When extracting into a directory that may already contain files, overwrites can happen silently. This can lead to lost work or subtle breakage.

The -k option tells tar to keep existing files and skip overwriting them. This is a useful safety net when you are unsure about name conflicts.

Monitor Disk Usage During Large Extractions

Extracting large archives can consume significant disk space very quickly. If the disk fills up mid-extraction, the result may be a partially extracted and unusable directory.

Check available space with df -h beforehand. For very large archives, consider extracting to a filesystem with plenty of free space.

Understand Warnings Versus Fatal Errors

Tar may print warnings that do not stop extraction, such as timestamp differences or minor permission issues. Beginners often mistake these for fatal errors.

Read messages carefully and look for lines indicating that tar exited with an error. Warnings usually mean something was skipped or adjusted, not that extraction failed entirely.

Clean Up After Testing or Failed Extractions

If an extraction fails or you are only testing an archive, leftover files can cause confusion later. Partial directories can look valid at a glance but be missing critical files.

Remove incomplete extraction directories before retrying. Starting fresh helps ensure the next extraction attempt is clean and predictable.
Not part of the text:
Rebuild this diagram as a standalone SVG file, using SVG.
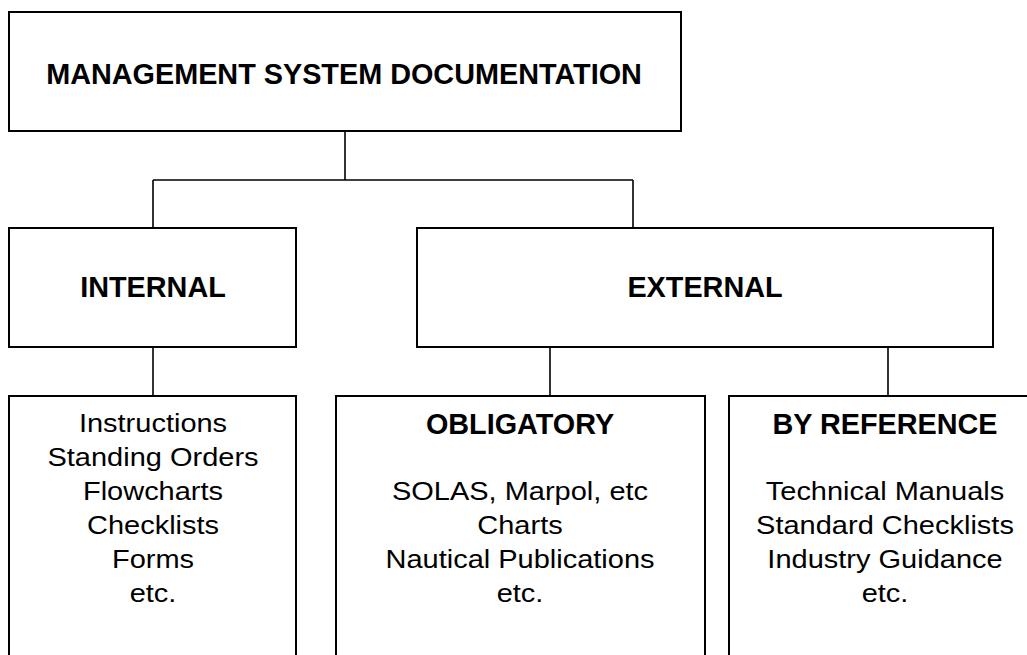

Conclusion: Mastering Untar Commands as a Linux Beginner

Learning how to untar files is one of the first practical skills every Linux user needs. Tar archives appear everywhere, from software downloads to system backups.

By understanding a small set of core options, you can safely inspect, extract, and manage archives with confidence. This knowledge forms a foundation you will reuse constantly as you grow more comfortable with Linux.

Focus on the Core Tar Patterns

Most untar tasks rely on a predictable pattern of options. Once you recognize how flags like -x, -t, -v, and -f work together, tar commands stop feeling cryptic.

Instead of memorizing dozens of commands, focus on understanding what each flag does. This approach makes it easier to adapt when you encounter unfamiliar archive types or advanced scenarios.

Develop Safe Extraction Habits Early

Beginners often extract archives without checking their contents or destination. Building safety checks into your routine prevents accidental overwrites and messy directory structures.

Good habits to keep in mind include:

• Listing archive contents before extraction
• Extracting into a dedicated directory when possible
• Using -k to avoid overwriting existing files

These practices save time and reduce mistakes, especially when working on important systems.

Understand Errors Without Panic

Tar warnings are common and often harmless. Learning to distinguish between warnings and fatal errors keeps you from assuming something went wrong when it did not.

When an extraction truly fails, tar will usually make it clear. Reading the output calmly and checking what was actually created on disk helps you respond correctly.

Build Confidence Through Repetition

The fastest way to master untar commands is regular use. Each time you extract a new archive, you reinforce your understanding of flags, paths, and filesystem behavior.

Over time, you will start predicting outcomes before running the command. That confidence is a sign you are moving from beginner to capable Linux user.

Where to Go Next

Once untar feels comfortable, you can explore related topics like creating tar archives, compressing with different algorithms, and automating extractions with scripts. These skills are especially useful for backups, deployments, and system maintenance.

Mastering untar is not just about extracting files. It is about learning to work safely and efficiently with the Linux filesystem, one command at a time.